Disentangling covariant Wigner functions for chiral fermions

Abstract

We develop a general formalism for the quantum kinetics of chiral fermions in a background electromagnetic field based on a semiclassical expansion of covariant Wigner functions in the Planck constant $\hbar$. We demonstrate to any order of $\hbar$ that only the time-component of the Wigner function is independent while other components are explicit derivative. We further demonstrate to any order of $\hbar$ that a system of quantum kinetic equations for multiple-components of Wigner functions can be reduced to one chiral kinetic equation involving only the single-component distribution function. These are remarkable properties of the quantum kinetics of chiral fermions and will significantly simplify the description and simulation of chiral effects in heavy ion collisions and Dirac/Weyl semimetals.
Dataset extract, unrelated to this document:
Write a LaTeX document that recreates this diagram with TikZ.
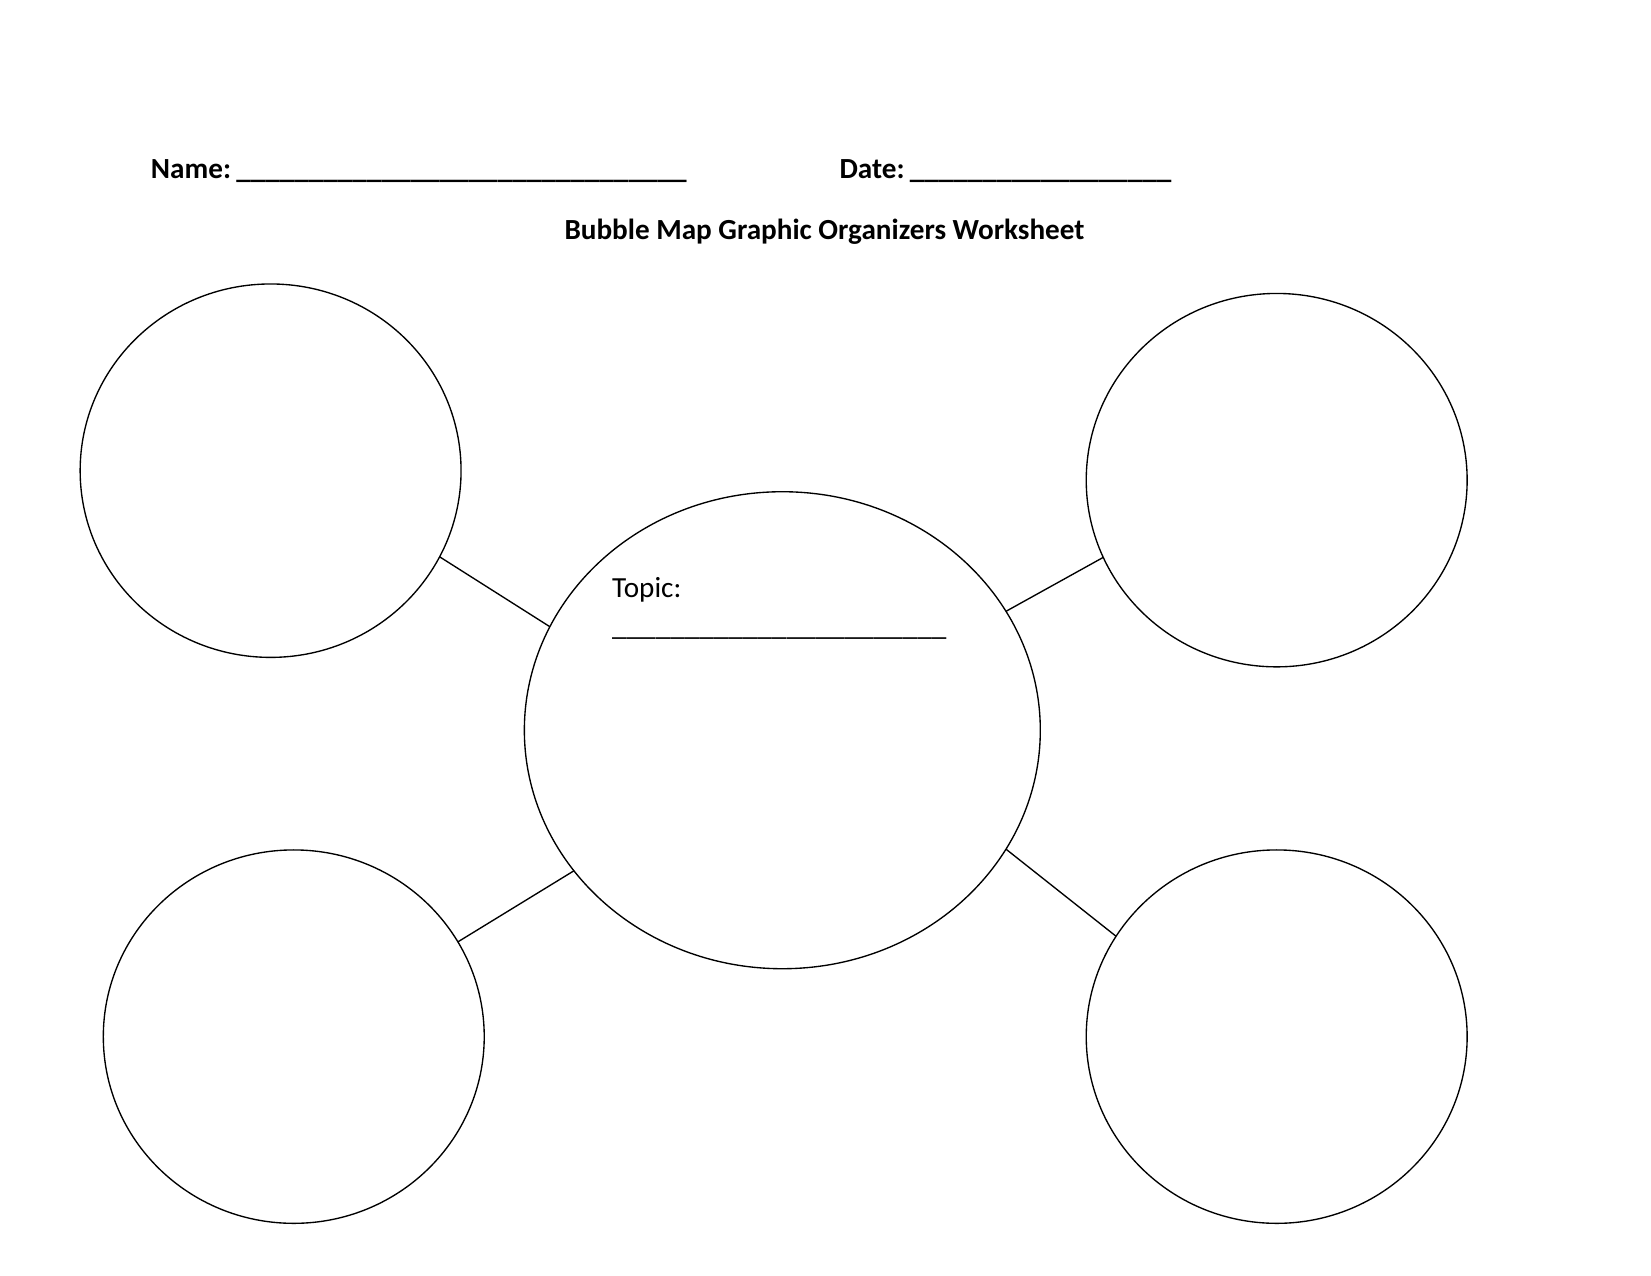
\documentclass[tikz,border=0pt]{standalone}
\usepackage{fontspec}
\setmainfont{Carlito}
\usetikzlibrary{shapes.geometric}
\newcommand{\blanks}[1]{\foreach \i in {1,...,#1}{\_}}
\tikzset{
  bubble/.style={draw, ellipse, inner sep=0pt, outer sep=0pt, line width=0.65pt,
    minimum width=182.8pt, minimum height=179.2pt},
  topicbubble/.style={bubble, minimum width=247.6pt, minimum height=228.9pt},
  label/.style={anchor=base west, inner sep=0pt, font=\fontsize{14}{17}\selectfont}
}
\begin{document}
\begin{tikzpicture}[x=0.5053pt, y=-0.5053pt]
  \useasboundingbox (0,0) rectangle (1568,1211);
  \draw
    (143,169.5) node[label] (name){\bfseries Name:\hspace{2.5pt}\blanks{31}}
    (797,169.5) node[label] (date){\bfseries Date:\hspace{2.5pt}\blanks{18}}
    (783,227.5) node[label, anchor=base] (title){\bfseries Bubble Map Graphic Organizers Worksheet}
    (743,693.5) node[topicbubble] (topic){}
    (581,567) node[label] (topiclabel){Topic:}
    (581,604) node[label] (topicline){\blanks{23}}
    (257,447) node[bubble] (tl){}
    (1212.5,456) node[bubble] (tr){}
    (279,984.5) node[bubble] (bl){}
    (1212.5,984.5) node[bubble] (br){};
  \begin{scope}[-, line width=0.65pt]
    \draw (tl.-27) to (topic.156.5);
    \draw (topic.28) to (tr.204.2);
    \draw (topic.214.2) to (bl.30.5);
    \draw (topic.-28) to (br.148);
  \end{scope}
\end{tikzpicture}
\end{document}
We present the unintegrated chiral kinetic equations in four-momenta up to $O(\hbar ^2)$ and the integrated ones in three-momenta up to $O(\hbar)$. We find that some singular terms emerge in the integration over the time component of the four-momentum, which result in a new source term contributing to the chiral anomaly, in contrast to the well-known scenario of the Berry phase term. Finally we rewrite our results in any Lorentz frame with a reference four-velocity and show how the non-trivial transformation of the distribution function in different frames emerges in a natural way.